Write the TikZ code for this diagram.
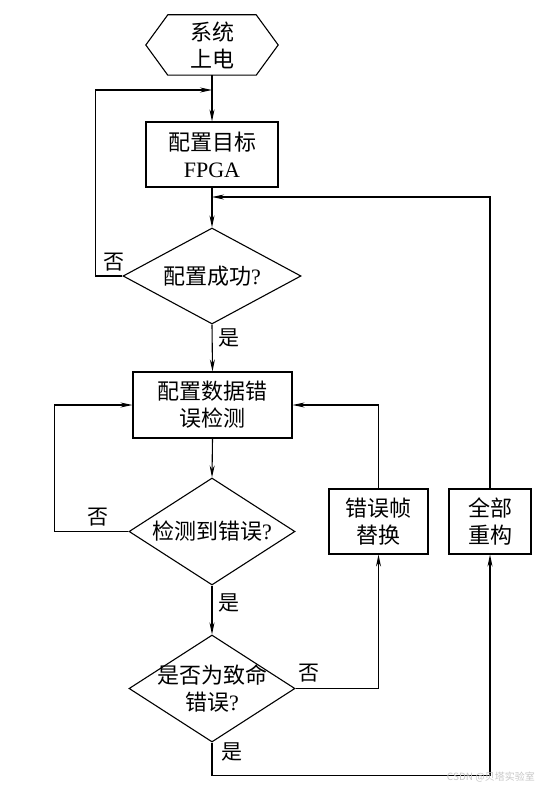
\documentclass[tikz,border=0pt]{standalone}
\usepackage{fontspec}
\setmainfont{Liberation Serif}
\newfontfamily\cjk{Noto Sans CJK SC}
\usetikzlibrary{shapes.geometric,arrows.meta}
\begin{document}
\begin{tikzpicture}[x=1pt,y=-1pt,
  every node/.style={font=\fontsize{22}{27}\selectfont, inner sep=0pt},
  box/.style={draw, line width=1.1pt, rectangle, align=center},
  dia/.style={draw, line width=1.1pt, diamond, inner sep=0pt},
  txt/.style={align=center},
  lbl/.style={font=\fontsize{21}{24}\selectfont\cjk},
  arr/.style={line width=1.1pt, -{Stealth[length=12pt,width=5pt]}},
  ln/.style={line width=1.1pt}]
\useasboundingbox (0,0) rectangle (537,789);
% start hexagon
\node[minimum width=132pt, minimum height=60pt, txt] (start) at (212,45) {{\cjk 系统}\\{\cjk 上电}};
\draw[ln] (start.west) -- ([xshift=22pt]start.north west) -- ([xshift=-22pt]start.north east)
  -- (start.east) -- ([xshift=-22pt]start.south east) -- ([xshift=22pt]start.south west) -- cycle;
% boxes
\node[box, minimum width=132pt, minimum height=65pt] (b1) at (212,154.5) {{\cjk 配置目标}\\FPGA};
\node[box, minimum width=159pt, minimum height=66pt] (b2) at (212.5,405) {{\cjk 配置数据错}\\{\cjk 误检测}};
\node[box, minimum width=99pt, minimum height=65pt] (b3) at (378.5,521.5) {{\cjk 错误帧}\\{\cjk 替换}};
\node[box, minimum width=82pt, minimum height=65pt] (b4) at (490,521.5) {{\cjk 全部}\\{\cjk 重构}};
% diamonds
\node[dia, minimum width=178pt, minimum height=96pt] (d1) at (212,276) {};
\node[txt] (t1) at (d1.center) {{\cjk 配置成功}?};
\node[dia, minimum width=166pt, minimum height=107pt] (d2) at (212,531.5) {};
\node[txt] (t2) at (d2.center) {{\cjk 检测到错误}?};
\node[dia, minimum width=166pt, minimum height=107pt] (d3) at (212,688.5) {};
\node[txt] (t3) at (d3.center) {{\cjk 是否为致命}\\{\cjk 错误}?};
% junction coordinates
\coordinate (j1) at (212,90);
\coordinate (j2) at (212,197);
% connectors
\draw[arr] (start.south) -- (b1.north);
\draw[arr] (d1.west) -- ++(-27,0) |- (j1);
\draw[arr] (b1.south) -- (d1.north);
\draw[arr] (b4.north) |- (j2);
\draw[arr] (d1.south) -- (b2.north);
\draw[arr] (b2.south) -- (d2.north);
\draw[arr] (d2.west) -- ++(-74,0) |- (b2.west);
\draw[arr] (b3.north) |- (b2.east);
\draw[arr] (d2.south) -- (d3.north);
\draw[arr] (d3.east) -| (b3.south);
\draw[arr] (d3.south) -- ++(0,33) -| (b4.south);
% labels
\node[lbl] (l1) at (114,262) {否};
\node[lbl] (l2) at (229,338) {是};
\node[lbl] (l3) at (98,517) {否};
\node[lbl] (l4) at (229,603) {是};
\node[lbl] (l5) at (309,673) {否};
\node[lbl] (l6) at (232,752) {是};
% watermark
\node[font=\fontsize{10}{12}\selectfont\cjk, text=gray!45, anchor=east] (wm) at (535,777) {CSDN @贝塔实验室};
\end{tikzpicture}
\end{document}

═══

Task to complete: Except for the pictures, print the data above exactly.

Task response:
Write the TikZ code for this diagram.
\documentclass[tikz,border=0pt]{standalone}
\usepackage{fontspec}
\setmainfont{Liberation Serif}
\newfontfamily\cjk{Noto Sans CJK SC}
\usetikzlibrary{shapes.geometric,arrows.meta}
\begin{document}
\begin{tikzpicture}[x=1pt,y=-1pt,
  every node/.style={font=\fontsize{22}{27}\selectfont, inner sep=0pt},
  box/.style={draw, line width=1.1pt, rectangle, align=center},
  dia/.style={draw, line width=1.1pt, diamond, inner sep=0pt},
  txt/.style={align=center},
  lbl/.style={font=\fontsize{21}{24}\selectfont\cjk},
  arr/.style={line width=1.1pt, -{Stealth[length=12pt,width=5pt]}},
  ln/.style={line width=1.1pt}]
\useasboundingbox (0,0) rectangle (537,789);
% start hexagon
\node[minimum width=132pt, minimum height=60pt, txt] (start) at (212,45) {{\cjk 系统}\\{\cjk 上电}};
\draw[ln] (start.west) -- ([xshift=22pt]start.north west) -- ([xshift=-22pt]start.north east)
  -- (start.east) -- ([xshift=-22pt]start.south east) -- ([xshift=22pt]start.south west) -- cycle;
% boxes
\node[box, minimum width=132pt, minimum height=65pt] (b1) at (212,154.5) {{\cjk 配置目标}\\FPGA};
\node[box, minimum width=159pt, minimum height=66pt] (b2) at (212.5,405) {{\cjk 配置数据错}\\{\cjk 误检测}};
\node[box, minimum width=99pt, minimum height=65pt] (b3) at (378.5,521.5) {{\cjk 错误帧}\\{\cjk 替换}};
\node[box, minimum width=82pt, minimum height=65pt] (b4) at (490,521.5) {{\cjk 全部}\\{\cjk 重构}};
% diamonds
\node[dia, minimum width=178pt, minimum height=96pt] (d1) at (212,276) {};
\node[txt] (t1) at (d1.center) {{\cjk 配置成功}?};
\node[dia, minimum width=166pt, minimum height=107pt] (d2) at (212,531.5) {};
\node[txt] (t2) at (d2.center) {{\cjk 检测到错误}?};
\node[dia, minimum width=166pt, minimum height=107pt] (d3) at (212,688.5) {};
\node[txt] (t3) at (d3.center) {{\cjk 是否为致命}\\{\cjk 错误}?};
% junction coordinates
\coordinate (j1) at (212,90);
\coordinate (j2) at (212,197);
% connectors
\draw[arr] (start.south) -- (b1.north);
\draw[arr] (d1.west) -- ++(-27,0) |- (j1);
\draw[arr] (b1.south) -- (d1.north);
\draw[arr] (b4.north) |- (j2);
\draw[arr] (d1.south) -- (b2.north);
\draw[arr] (b2.south) -- (d2.north);
\draw[arr] (d2.west) -- ++(-74,0) |- (b2.west);
\draw[arr] (b3.north) |- (b2.east);
\draw[arr] (d2.south) -- (d3.north);
\draw[arr] (d3.east) -| (b3.south);
\draw[arr] (d3.south) -- ++(0,33) -| (b4.south);
% labels
\node[lbl] (l1) at (114,262) {否};
\node[lbl] (l2) at (229,338) {是};
\node[lbl] (l3) at (98,517) {否};
\node[lbl] (l4) at (229,603) {是};
\node[lbl] (l5) at (309,673) {否};
\node[lbl] (l6) at (232,752) {是};
% watermark
\node[font=\fontsize{10}{12}\selectfont\cjk, text=gray!45, anchor=east] (wm) at (535,777) {CSDN @贝塔实验室};
\end{tikzpicture}
\end{document}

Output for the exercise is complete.